→ Task inputs
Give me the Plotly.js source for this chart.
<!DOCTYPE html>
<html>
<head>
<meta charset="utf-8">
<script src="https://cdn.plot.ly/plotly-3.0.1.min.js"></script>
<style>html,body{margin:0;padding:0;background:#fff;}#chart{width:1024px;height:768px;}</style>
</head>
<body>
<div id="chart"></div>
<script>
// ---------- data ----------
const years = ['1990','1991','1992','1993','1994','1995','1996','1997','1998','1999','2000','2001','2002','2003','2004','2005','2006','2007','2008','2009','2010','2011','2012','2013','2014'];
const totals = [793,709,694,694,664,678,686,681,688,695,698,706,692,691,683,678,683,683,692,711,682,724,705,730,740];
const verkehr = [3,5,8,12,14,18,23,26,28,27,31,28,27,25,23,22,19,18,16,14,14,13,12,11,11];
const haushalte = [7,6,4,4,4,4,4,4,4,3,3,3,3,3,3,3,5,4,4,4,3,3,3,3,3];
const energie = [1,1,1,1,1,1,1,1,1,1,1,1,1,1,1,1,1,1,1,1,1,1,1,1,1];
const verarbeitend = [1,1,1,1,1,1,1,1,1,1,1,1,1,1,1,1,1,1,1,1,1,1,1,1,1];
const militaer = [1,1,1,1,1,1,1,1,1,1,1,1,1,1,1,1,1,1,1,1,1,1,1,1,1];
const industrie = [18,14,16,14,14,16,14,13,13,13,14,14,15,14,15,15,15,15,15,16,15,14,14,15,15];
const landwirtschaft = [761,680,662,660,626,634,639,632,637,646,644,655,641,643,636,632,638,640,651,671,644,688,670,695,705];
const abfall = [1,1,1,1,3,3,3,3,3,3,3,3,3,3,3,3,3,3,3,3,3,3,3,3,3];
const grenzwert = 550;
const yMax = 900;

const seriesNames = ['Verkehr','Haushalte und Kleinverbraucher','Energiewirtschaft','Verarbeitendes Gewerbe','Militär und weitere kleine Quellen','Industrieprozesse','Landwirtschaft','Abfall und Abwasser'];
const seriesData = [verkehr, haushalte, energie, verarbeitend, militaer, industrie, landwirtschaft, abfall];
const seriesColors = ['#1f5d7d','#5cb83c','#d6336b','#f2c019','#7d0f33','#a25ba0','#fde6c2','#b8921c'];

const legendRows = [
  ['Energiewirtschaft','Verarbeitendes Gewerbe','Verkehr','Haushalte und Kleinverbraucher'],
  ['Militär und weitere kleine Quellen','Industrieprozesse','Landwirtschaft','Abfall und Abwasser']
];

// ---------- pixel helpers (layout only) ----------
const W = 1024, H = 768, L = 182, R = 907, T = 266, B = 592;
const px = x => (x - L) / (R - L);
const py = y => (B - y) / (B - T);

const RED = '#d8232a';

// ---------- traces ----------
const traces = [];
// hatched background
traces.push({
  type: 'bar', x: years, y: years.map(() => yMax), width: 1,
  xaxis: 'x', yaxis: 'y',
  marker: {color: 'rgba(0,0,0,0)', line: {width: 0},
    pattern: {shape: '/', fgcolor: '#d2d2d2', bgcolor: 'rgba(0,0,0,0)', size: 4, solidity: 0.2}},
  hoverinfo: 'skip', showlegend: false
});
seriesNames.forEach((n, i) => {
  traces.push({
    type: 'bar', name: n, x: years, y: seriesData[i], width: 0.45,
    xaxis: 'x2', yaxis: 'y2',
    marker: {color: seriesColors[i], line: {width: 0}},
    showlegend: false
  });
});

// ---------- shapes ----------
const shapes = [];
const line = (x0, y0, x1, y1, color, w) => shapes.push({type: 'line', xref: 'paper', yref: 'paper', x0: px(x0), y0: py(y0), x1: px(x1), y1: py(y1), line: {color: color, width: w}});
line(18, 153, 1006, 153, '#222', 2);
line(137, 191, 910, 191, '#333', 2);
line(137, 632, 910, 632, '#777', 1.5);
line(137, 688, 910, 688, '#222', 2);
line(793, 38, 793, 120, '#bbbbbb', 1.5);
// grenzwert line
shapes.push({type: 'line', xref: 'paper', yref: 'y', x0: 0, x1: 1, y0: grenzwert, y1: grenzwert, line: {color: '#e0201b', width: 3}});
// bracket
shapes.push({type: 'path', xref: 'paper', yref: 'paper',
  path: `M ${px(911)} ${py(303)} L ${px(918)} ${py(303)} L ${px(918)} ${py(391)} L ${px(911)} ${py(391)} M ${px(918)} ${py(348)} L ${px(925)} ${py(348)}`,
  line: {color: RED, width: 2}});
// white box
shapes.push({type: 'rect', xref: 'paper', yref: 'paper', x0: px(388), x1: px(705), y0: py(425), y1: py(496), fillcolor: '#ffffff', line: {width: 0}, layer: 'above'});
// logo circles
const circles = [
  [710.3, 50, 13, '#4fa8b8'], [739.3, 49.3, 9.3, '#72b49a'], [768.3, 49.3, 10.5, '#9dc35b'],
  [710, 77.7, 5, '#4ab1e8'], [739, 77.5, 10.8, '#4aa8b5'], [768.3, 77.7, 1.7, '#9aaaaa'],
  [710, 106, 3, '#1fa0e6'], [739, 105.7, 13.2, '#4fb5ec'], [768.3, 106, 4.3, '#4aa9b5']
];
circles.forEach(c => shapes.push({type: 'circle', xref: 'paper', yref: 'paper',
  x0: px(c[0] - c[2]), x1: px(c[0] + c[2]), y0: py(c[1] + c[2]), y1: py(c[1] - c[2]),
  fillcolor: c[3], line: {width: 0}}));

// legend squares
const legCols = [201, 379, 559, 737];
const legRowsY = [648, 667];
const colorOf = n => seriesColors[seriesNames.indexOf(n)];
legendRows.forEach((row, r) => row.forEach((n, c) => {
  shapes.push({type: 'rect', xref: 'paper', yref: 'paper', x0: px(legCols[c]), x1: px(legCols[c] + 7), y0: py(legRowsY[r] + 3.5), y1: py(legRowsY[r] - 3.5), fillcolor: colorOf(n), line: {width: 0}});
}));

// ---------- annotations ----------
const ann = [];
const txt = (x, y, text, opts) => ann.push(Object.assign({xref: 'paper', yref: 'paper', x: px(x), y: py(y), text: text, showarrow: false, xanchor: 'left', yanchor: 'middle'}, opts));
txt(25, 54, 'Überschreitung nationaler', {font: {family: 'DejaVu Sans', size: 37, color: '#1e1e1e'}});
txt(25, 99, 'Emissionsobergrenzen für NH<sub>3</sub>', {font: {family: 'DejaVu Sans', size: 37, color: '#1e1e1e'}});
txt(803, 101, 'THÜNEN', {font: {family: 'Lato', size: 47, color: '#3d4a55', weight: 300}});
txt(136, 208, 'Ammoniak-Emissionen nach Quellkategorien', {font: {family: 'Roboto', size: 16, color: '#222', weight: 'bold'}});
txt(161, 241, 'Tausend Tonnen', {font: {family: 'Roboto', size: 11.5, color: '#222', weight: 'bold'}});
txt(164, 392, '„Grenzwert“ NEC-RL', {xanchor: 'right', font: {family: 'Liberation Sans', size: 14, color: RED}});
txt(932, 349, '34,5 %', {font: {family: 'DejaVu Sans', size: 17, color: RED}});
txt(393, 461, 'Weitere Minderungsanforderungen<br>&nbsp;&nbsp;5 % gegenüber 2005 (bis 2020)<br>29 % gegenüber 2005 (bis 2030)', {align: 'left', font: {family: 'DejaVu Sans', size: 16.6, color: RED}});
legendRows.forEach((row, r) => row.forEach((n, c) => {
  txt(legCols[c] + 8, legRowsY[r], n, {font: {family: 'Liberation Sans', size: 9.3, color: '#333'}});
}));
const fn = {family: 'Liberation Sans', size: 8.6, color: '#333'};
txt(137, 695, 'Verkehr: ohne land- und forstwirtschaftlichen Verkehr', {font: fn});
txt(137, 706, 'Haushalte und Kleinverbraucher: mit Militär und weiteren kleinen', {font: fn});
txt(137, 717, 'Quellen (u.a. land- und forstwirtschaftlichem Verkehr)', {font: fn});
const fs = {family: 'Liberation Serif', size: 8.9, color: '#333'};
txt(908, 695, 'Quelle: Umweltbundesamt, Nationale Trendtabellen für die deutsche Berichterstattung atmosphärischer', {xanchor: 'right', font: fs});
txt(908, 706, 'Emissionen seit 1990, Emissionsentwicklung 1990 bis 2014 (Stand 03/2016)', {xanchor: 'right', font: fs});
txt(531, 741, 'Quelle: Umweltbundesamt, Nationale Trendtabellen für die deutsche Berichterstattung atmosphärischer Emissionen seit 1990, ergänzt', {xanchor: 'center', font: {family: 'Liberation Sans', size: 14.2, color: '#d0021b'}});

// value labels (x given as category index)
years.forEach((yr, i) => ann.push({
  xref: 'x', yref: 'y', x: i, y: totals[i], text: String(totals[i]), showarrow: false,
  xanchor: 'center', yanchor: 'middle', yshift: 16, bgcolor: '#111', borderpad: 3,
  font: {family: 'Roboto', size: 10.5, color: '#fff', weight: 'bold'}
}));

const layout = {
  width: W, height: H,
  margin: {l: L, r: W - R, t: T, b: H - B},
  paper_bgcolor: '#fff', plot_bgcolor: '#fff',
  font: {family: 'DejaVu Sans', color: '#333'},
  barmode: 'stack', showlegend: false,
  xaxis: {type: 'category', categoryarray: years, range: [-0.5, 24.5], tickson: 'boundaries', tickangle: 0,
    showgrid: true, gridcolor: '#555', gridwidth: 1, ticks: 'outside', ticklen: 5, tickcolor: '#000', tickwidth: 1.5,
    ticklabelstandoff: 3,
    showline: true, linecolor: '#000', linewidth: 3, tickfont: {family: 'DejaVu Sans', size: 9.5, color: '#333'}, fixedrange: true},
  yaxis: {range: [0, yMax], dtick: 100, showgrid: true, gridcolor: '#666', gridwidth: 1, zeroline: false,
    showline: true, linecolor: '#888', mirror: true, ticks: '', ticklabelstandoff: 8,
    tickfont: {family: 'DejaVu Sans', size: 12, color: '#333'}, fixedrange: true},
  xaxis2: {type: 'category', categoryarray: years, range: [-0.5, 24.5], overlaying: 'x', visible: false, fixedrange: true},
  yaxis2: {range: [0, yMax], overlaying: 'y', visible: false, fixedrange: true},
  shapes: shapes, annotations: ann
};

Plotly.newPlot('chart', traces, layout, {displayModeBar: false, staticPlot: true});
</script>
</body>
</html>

* * *

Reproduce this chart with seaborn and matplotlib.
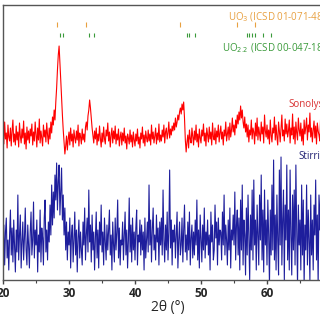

--

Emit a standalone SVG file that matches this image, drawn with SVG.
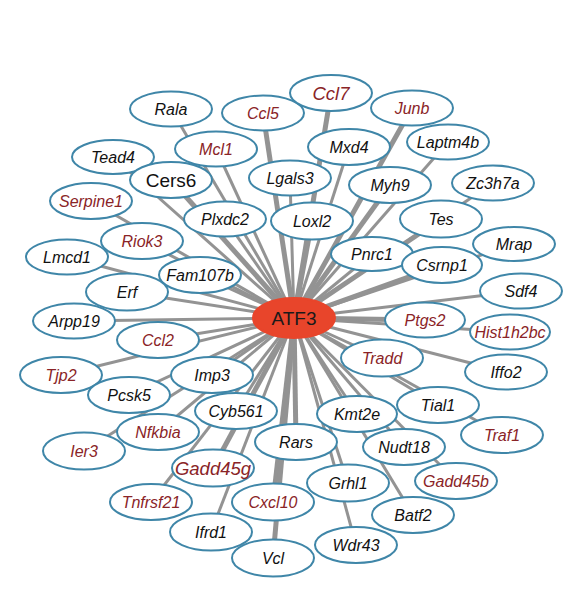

→ Job
Lines that include the word "with" are to be extracted from the data above.

→ Exercise answer
Reproduce this chart with seaborn and matplotlib.
Emit a standalone SVG file that matches this image, drawn with SVG.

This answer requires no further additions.